Im Finale von Godanis Tanz-Assoziationen zur menschlichen Bildungsgeschichte wird es jedoch mit einer einzigen Ausnahme kein Verschmelzen in Paarsamkeiten geben. Aus einer Videosäule glotzen abwechselnd ein Primat und ein Mensch. Zum Star von „Hollow Bones“ wird ein echter deutscher Schäferhund, der vor den Videos sitzt wie vor „His Master‘s Voice“ und dann inmitten der beeindruckenden Tanzleistungen einen den Menschen vorenthaltenen Kuschelkurs einschlägt. Die Vereinigung 48nord mit Ulrich Müller setzt hierfür Klangkulissen mit viel Elektronik und fragmentierten Akkorden. Eine Dirigierende koordiniert dort mimisch, wo alles bestens und ohne Reibungswärme funktioniert. In Wort und Schrift wird mit scharfer Sociology Speech geschossen, das Tanzensemble neigt sich mit betenden Händen. Und eine rätselhafte Frau in Schwarz richtet pfeilscharfe Blicke auf die geometrische Präzisionsarbeit der tänzerischen Körperschaften.

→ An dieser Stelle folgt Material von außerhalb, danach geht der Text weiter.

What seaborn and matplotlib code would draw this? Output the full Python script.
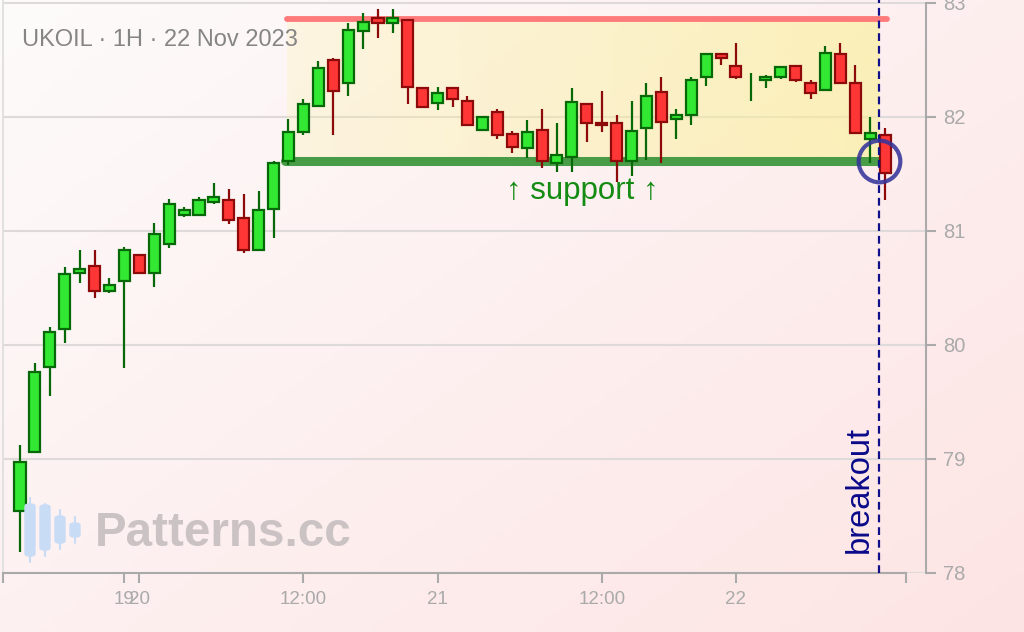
import numpy as np
import matplotlib
matplotlib.use("Agg")
import matplotlib.pyplot as plt
import seaborn as sns
from matplotlib.patches import FancyBboxPatch

# UKOIL 1H candles
opens = [78.54, 79.06, 79.81, 80.14, 80.63, 80.69, 80.47, 80.56, 80.79, 80.63,
         80.89, 81.14, 81.14, 81.25, 81.27, 81.11, 80.83, 81.19, 81.61, 81.87,
         82.10, 82.50, 82.30, 82.75, 82.87, 82.82, 82.85, 82.25, 82.12, 82.25,
         82.14, 81.89, 82.04, 81.85, 81.73, 81.89, 81.60, 81.65, 82.11, 81.95,
         81.95, 81.61, 81.90, 82.22, 81.98, 82.02, 82.35, 82.55, 82.45, 82.30,
         82.32, 82.35, 82.45, 82.30, 82.24, 82.55, 82.30, 81.81, 81.84]
highs = [79.12, 79.84, 80.16, 80.68, 80.83, 80.83, 80.59, 80.86, 80.80, 81.07,
         81.28, 81.21, 81.30, 81.42, 81.37, 81.32, 81.35, 81.61, 81.98, 82.16,
         82.49, 82.52, 82.82, 82.91, 82.95, 82.95, 82.85, 82.26, 82.26, 82.26,
         82.18, 82.01, 82.07, 81.88, 81.97, 82.07, 81.95, 82.25, 82.12, 82.23,
         82.02, 82.14, 82.30, 82.35, 82.07, 82.35, 82.55, 82.55, 82.65, 82.39,
         82.37, 82.45, 82.46, 82.32, 82.62, 82.65, 82.46, 82.00, 81.90]
lows = [78.18, 79.05, 79.55, 80.02, 80.54, 80.41, 80.46, 79.80, 80.62, 80.51,
        80.85, 81.12, 81.14, 81.24, 81.06, 80.81, 80.82, 80.94, 81.58, 81.84,
        82.09, 81.84, 82.18, 82.60, 82.69, 82.74, 82.11, 82.08, 82.06, 82.09,
        81.93, 81.88, 81.81, 81.68, 81.64, 81.55, 81.52, 81.52, 81.78, 81.87,
        81.43, 81.48, 81.62, 81.60, 81.81, 81.93, 82.27, 82.46, 82.33, 82.14,
        82.25, 82.33, 82.31, 82.16, 82.24, 82.29, 81.85, 81.60, 81.27]
closes = [78.97, 79.76, 80.11, 80.62, 80.67, 80.47, 80.53, 80.83, 80.63, 80.97,
          81.24, 81.18, 81.27, 81.30, 81.10, 80.83, 81.18, 81.60, 81.87, 82.11,
          82.43, 82.23, 82.76, 82.83, 82.82, 82.87, 82.26, 82.09, 82.21, 82.16,
          81.93, 82.00, 81.84, 81.74, 81.87, 81.61, 81.67, 82.13, 81.95, 81.93,
          81.61, 81.88, 82.18, 81.96, 82.02, 82.32, 82.55, 82.52, 82.35, 82.30,
          82.35, 82.44, 82.32, 82.21, 82.56, 82.30, 81.86, 81.86, 81.51]

tick_pos = [7, 8, 19, 28, 39, 48]
tick_labels = ["19", "20", "12:00", "21", "12:00", "22"]
y_ticks = [78, 79, 80, 81, 82, 83]

resistance = 82.86
support = 81.615
pattern_start = 17.9
breakout_idx = 57.6

sns.set_theme(style="white")
plt.rcParams['font.family'] = ['Liberation Sans', 'DejaVu Sans']

fig = plt.figure(figsize=(10.24, 6.32), dpi=100)

# background gradient
bg = fig.add_axes([0, 0, 1, 1], zorder=-10)
gx, gy = np.meshgrid(np.linspace(0, 1, 200), np.linspace(0, 1, 200))
t = np.clip((gx * 0.65 + gy * 0.55) / 1.2, 0, 1)[..., None]
c0 = np.array([254, 251, 251]) / 255
c1 = np.array([253, 228, 228]) / 255
bg.imshow(c0 + (c1 - c0) * t, aspect="auto", extent=[0, 1, 0, 1], origin="upper")
bg.axis("off")

ax = fig.add_axes([3 / 1024, 59 / 632, 923 / 1024, 573 / 632])
ax.patch.set_alpha(0)

x = np.arange(len(opens))
o = np.array(opens); h = np.array(highs); l = np.array(lows); c = np.array(closes)
up = c >= o
face = np.where(up, "#33e833", "#ff3636")
edge = np.where(up, "#066806", "#8c0a0a")

# yellow zone
grad = np.zeros((2, 200, 4))
grad[..., 0] = 250 / 255
grad[..., 1] = 240 / 255
grad[..., 2] = 150 / 255
grad[..., 3] = np.linspace(0.22, 0.62, 200)
ax.imshow(grad, aspect="auto", extent=[pattern_start, breakout_idx, support, resistance],
          origin="lower", zorder=1)

ax.plot([pattern_start, 58.15], [resistance, resistance], color="#ff7a7a", lw=4.2, zorder=2)
ax.plot([pattern_start - 0.15, breakout_idx + 0.05], [support, support], color="#3f983f",
        lw=6.5, alpha=0.95, zorder=2, solid_capstyle="round")

ax.vlines(x, l, h, colors=edge, lw=1.6, zorder=3)
body = np.abs(c - o) > 0
ax.bar(x[body], np.abs(c - o)[body], bottom=np.minimum(o, c)[body], width=0.74,
       color=face[body], edgecolor=edge[body], linewidth=1.6, zorder=4)

ax.axvline(breakout_idx, color="#10108a", lw=1.6, ls=(0, (3.5, 2.2)), zorder=5)
ax.plot([breakout_idx], [81.617], marker="o", ms=30, mfc="none", mec="#34349a",
        mew=3.0, alpha=0.88, zorder=6)
ax.text(56.25, 78.175, "breakout", rotation=90, ha="center", va="bottom",
        fontsize=23.5, color="#0a0a8a", zorder=6)
ax.text(37.68, 81.35, "↑ support ↑", ha="center", va="center", fontsize=22.5,
        color="#148c14", zorder=6)

ax.set_xlim(-1.14, 60.74)
ax.set_ylim(78, 83.026)
ax.set_xticks([-1.14] + tick_pos + [59.4])
ax.set_xticklabels([""] + tick_labels + [""])
ax.yaxis.tick_right()
ax.set_yticks(y_ticks)
ax.set_yticklabels([str(v) for v in y_ticks])
ax.tick_params(axis="x", length=7, width=1.5, color="#aaaaaa", labelcolor="#aaaaaa",
               labelsize=13.5, pad=6, bottom=True)
ax.tick_params(axis="y", length=7, width=1.5, color="#aaaaaa", labelcolor="#aaaaaa",
               labelsize=14.5, pad=5, right=True)
ax.yaxis.grid(True, color="#dedada", lw=1.5)
ax.xaxis.grid(False)
ax.set_axisbelow(True)
ax.spines["top"].set_visible(False)
ax.spines["left"].set_color("#dddddd")
ax.spines["left"].set_linewidth(1.2)
ax.spines["bottom"].set_color("#aaaaaa")
ax.spines["bottom"].set_linewidth(1.5)
ax.spines["bottom"].set_bounds(-1.14, 59.4)
ax.spines["right"].set_color("#aaaaaa")
ax.spines["right"].set_linewidth(1.5)
ax.spines["right"].set_bounds(78, 83)

fig.text(22 / 1024, 1 - 40 / 632, "UKOIL · 1H · 22 Nov 2023", fontsize=17,
         color="#858585", va="center", ha="left")

# watermark
for cx, y0, y1, b0, b1 in [(30, 498, 562, 504, 556), (45, 504, 556, 505, 550),
                           (60, 510, 549, 516, 543), (75, 517, 543, 523, 537)]:
    fig.add_artist(plt.Line2D([cx / 1024] * 2, [1 - y0 / 632, 1 - y1 / 632],
                              color="#c8dcf6", lw=1.5, transform=fig.transFigure))
    fig.add_artist(FancyBboxPatch(((cx - 5) / 1024, 1 - b1 / 632), 10 / 1024,
                                  (b1 - b0) / 632, boxstyle="round,pad=0,rounding_size=0.004",
                                  color="#c8dcf6", transform=fig.transFigure))
fig.text(95 / 1024, 1 - 533 / 632, "Patterns.cc", fontsize=34.3, fontweight="bold",
         color="#cbc3c3", va="center", ha="left")

fig.savefig("out.png", dpi=100)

In der finalen Massenszene mimen die in farbige Stoffbahnen gehüllten Menschenwesen eine volle Minute Hemmungslosigkeit. Somit sind sich Gastgeber Godani und sein prominenter Stargast Goecke einig: Oberste Prioritäten in den künstlichen Paradiesen des frühen 21. Jahrhunderts sind tänzerische Makellosigkeit und sinnliche Distanz. „Betörung“ ist am Welttag des Tanzes vor allem ein Synonym für „Leistung“.